Şunu söylemek bir hata olmaz. Hükümet eğer tam üyelik müzakerelerine başlamak için başvurusunu bugün yapmış olsaydı, muhtemeldir ki Avrupa Komisyonu, demokrasi, temel hak ve özgürlükler alanındaki performansı ışığında Türkiye’yi müzakerelere başlama ehliyetine sahip bulmazdı. Özellikle basın özgürlüğü, toplanma hakkı ve yargı bağımsızlığı gibi alanlardaki yaygın sorunlar nedeniyle Kopenhag kriterlerini karşılamadığı görüşü ağır basar, Türkiye’nin önce bu başlıklarda ev ödevini tamamlaması istenirdi.
* * *
Bu noktada içinde önemli bir paradoks barındıran şu soruya yanıt vermek durumundayız: Nasıl oluyor da AB’nin tam üye adayı olarak kabul ettiği ve –başka hedeflerin yanı sıra- demokrasisini de ileri götürmek üzere müzakere masasına oturduğu bir ülkede demokrasi ve hukukun üstünlüğü alanında ciddi bir zemin kaybı yaşanabiliyor? Bu, üniversitelerin AB kürsülerinde akademik düzeyde yanıt aranması gereken bir sorudur.

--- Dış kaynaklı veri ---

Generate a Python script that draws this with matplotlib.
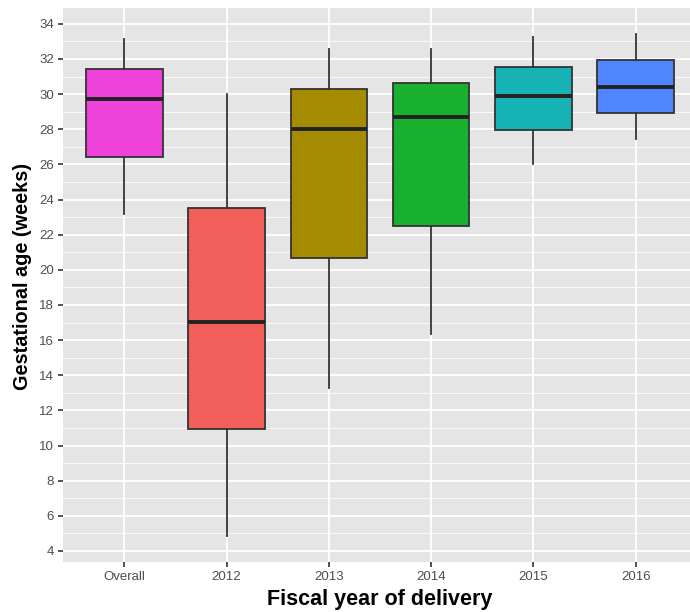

Her halükârda çıkarabileceğimiz sonuç, AB’nin Türkiye ile girdiği angajman içinde bu ülkede demokrasi ve hukuk değerleri açısından yeteri ölçüde koruyucu bir şemsiye sağlayamadığıdır. AB mevcut kurumsal işleyişiyle bu alanda iyi bir sınav vermemiştir. AB, benzer bir başarısızlığı aday değil üstelik tam üye olan Macaristan örneğinde de yaşıyor bugün.
* * *
AB’nin bu alandaki zafiyeti nereden kaynaklanıyor? Birinci neden, AB’nin özellikle 2008 ve 2009 sonrası dönemde Türkiye’deki yönelişleri anlamakta, Başbakan Erdoğan’ın yönetim tarzını çözmekte, onun siyasi kurnazlığını okuyabilmekte zayıf kalmasıdır.

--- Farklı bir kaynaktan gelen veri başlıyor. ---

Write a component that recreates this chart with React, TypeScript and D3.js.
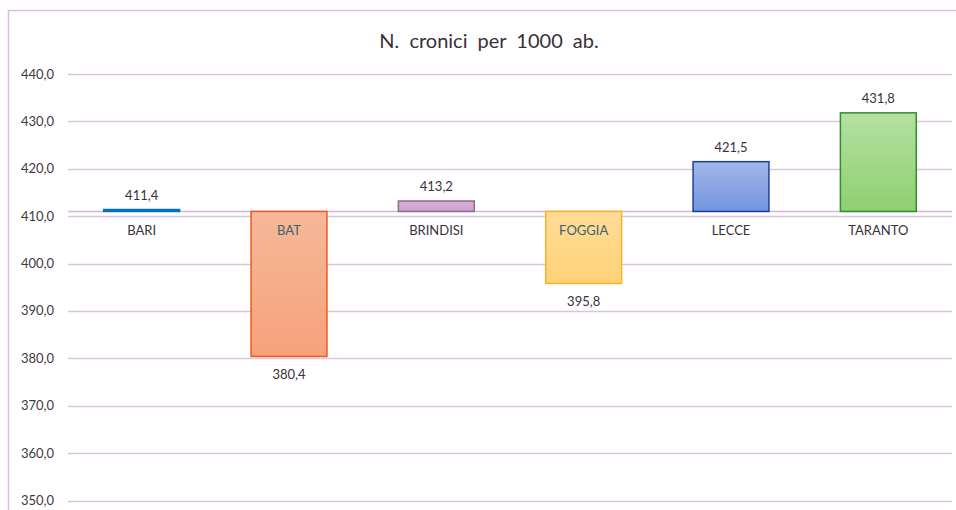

AB’nin bugün Türkiye’de eleştirmekte olduğu olumsuzluklar gökyüzündeki yıldızların dizilişindeki bir değişikliğin sonucu değildir ve birdenbire ortaya çıkmamıştır. Hükümetin otoriterleşme eğilimleri 2011’den çok önce başladığı halde, Avrupa Komisyonu’nun radarları bu işaretleri tespitte körleşme yaşamıştır. Tespit edilen sorunlar için de ilerleme raporlarına bir paragraf fazla yer açmak pratikte o sorunlar açısından hiçbir iyileşme getirmemiştir. Durum kritik eşiği geçtiği noktada ise AB gelişmeleri etkileyebilme marjını zaten çoktan yitirmişti.
Ne olursa olsun AB açısından ciddi bir özeleştiri gerektiren bir durum var.

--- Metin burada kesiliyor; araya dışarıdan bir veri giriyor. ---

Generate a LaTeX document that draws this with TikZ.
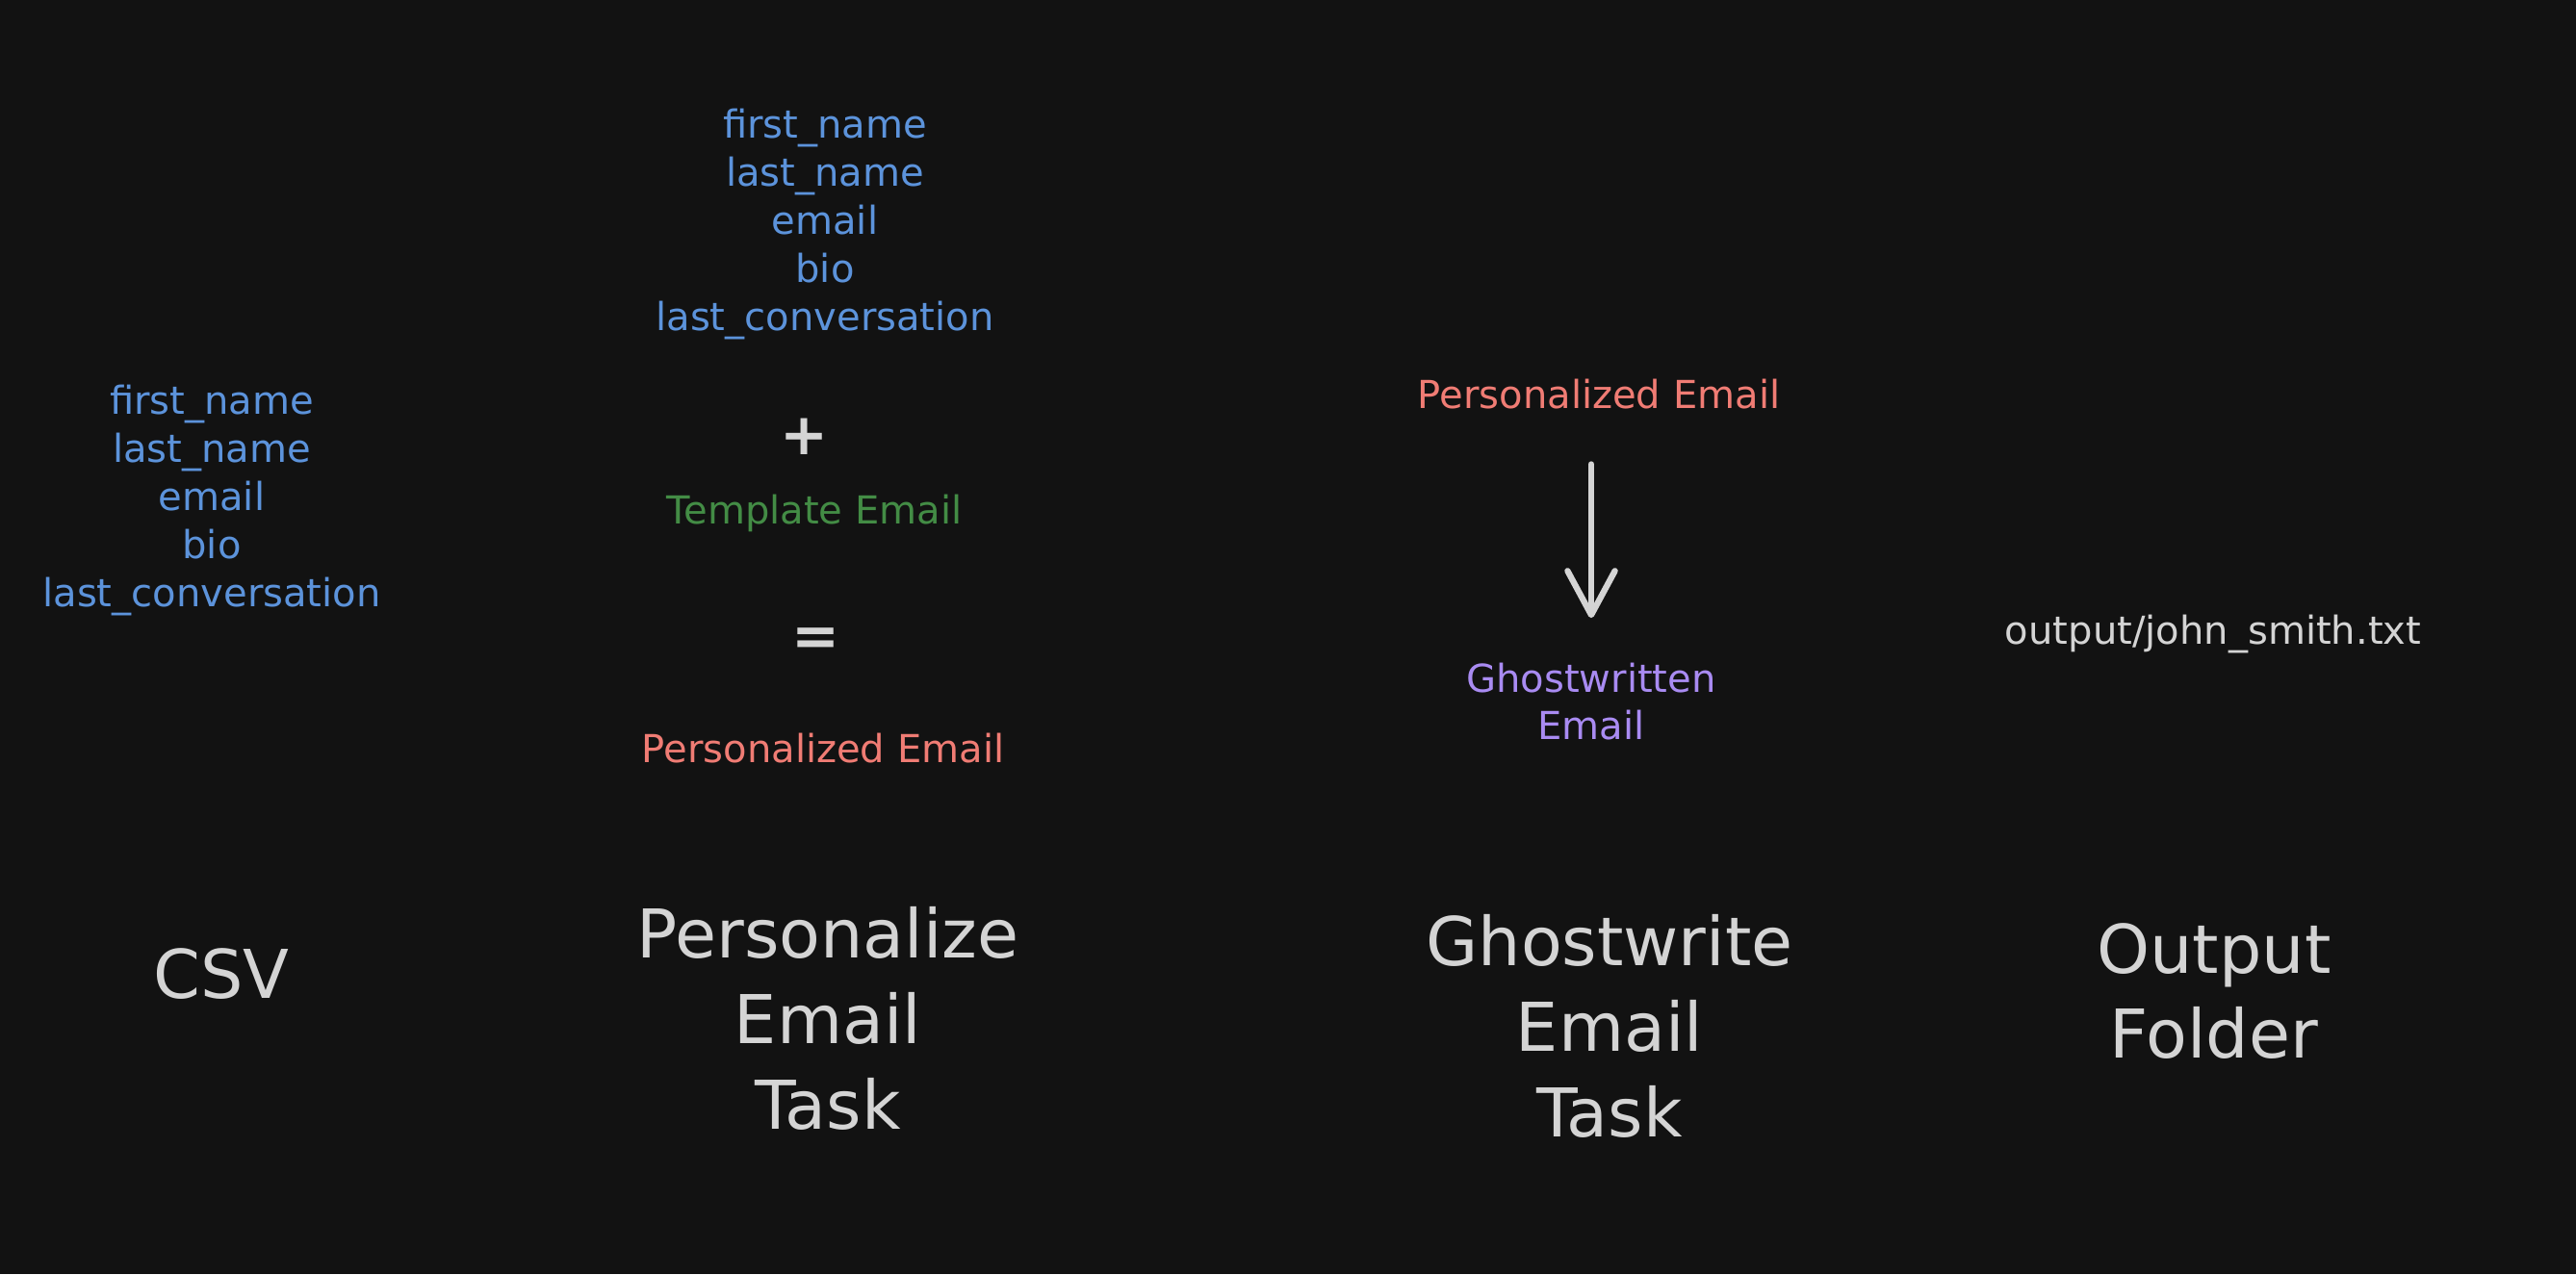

Sonuçta Avrupa Komisyonu da bugün içinden çıkamadığı bir sıkışmışlık içinde buluyor kendisini Türkiye karşısında. Muhtemelen bugün olduğundan daha sert bir tepkiye yöneldiği takdirde, bunun tümüyle kopmaya yol açması ve hükümet üzerindeki çok sınırlı etkisini de tehlikeye atmasından çekiniyor. Gelgelelim, mevcut politikayı sürdürmesi de Türkiye’deki gidişata etki yapma, caydırma anlamında hiçbir sonuç doğurmuyor.
Bu durumu AB’nin “hak edilmiş çaresizliği” olarak nitelendirebiliriz.